The window for filing an exemption claim is typically short and strictly enforced. When a debtor receives notice of a garnishment, the notice usually includes instructions for asserting an exemption. If the creditor does not voluntarily release the funds, the court schedules a hearing where the debtor must show up and present evidence that the property is exempt. Missing this hearing almost always means losing the exemption claim.

Priority of Claims and Competing Liens

When multiple creditors are chasing the same debtor, the question of who gets paid first becomes critical. A federal tax lien generally takes priority over a judgment creditor’s garnishment, but only if the IRS has filed a notice of the lien before the judgment creditor’s lien attached. An unfiled federal tax lien is not valid against a judgment lien creditor. Accounts receivable receive specific treatment under this statute as “commercial financing security,” with protections for lenders who have a pre-existing commercial financing agreement covering those receivables, but only for receivables acquired within 45 days after the tax lien filing.7Office of the Law Revision Counsel. 26 USC 6323 – Validity and Priority Against Certain Persons

When multiple garnishments of the same priority level hit the same garnishee, the general rule is first in time, first in right: the creditor whose writ was served first gets paid before later-arriving creditors. Among different categories of debt, federal law establishes a hierarchy that places child support and alimony at the top, followed by federal tax levies, then state tax levies, with ordinary consumer and commercial debts at the bottom. If the total of all garnishment orders exceeds what’s legally available, the garnishee pays higher-priority claims first and distributes any remaining funds proportionally among debts at the same level.

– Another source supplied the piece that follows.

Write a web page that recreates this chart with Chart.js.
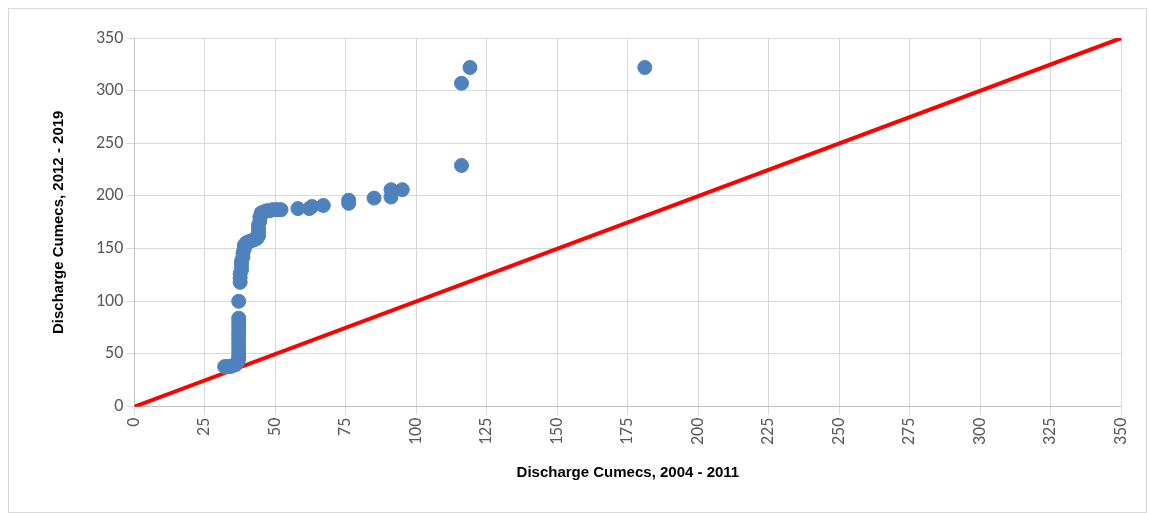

When the Debtor Files Bankruptcy

A debtor’s bankruptcy filing is the single fastest way to shut down a garnishment. The moment a bankruptcy petition is filed, an automatic stay takes effect that prohibits any act to collect or recover a pre-petition claim against the debtor, including the continuation of a pending garnishment.8Office of the Law Revision Counsel. 11 USC 362 – Automatic Stay A creditor who continues garnishment efforts after receiving notice of the filing can face sanctions from the bankruptcy court.

Even money already collected through garnishment may not be safe. Under 11 U.S.C. § 547, a bankruptcy trustee can claw back payments made to a creditor within 90 days before the bankruptcy filing if those payments gave the creditor more than it would have received in a Chapter 7 liquidation.9Office of the Law Revision Counsel. 11 USC 547 – Preferences The debtor is presumed insolvent during that 90-day window, which makes it easier for the trustee to prove the case. For creditors who are “insiders” of the debtor (such as family members or business partners), the look-back period extends to one year.

There are defenses. A transfer cannot be avoided if it was made in the ordinary course of business, or if the total amount transferred was less than $8,575 for non-consumer debts (as adjusted effective April 2025).10Federal Register. Adjustment of Certain Dollar Amounts Applicable to Bankruptcy Cases But for creditors who received large garnishment payments shortly before a bankruptcy filing, the preference risk is real and should factor into any collection strategy.

After the Debt Is Paid: Satisfaction of Judgment

Once the garnishment fully satisfies the judgment, the creditor’s obligations are not over. In most jurisdictions, the judgment creditor must file a satisfaction of judgment with the court that entered the original judgment. Deadlines for filing vary but generally fall between immediately upon payment and 60 days afterward. Some states impose fines or other penalties on creditors who fail to file a satisfaction within the required period. If the judgment was recorded in multiple counties to create liens on real estate, the satisfaction needs to be filed in each of those locations as well.

Filing the satisfaction matters for the debtor because an unsatisfied judgment on the public record can impair credit, cloud title to property, and invite further collection attempts from debt buyers who purchase what appears to be an outstanding obligation. Creditors who drag their feet on this step expose themselves to liability for the debtor’s resulting damages.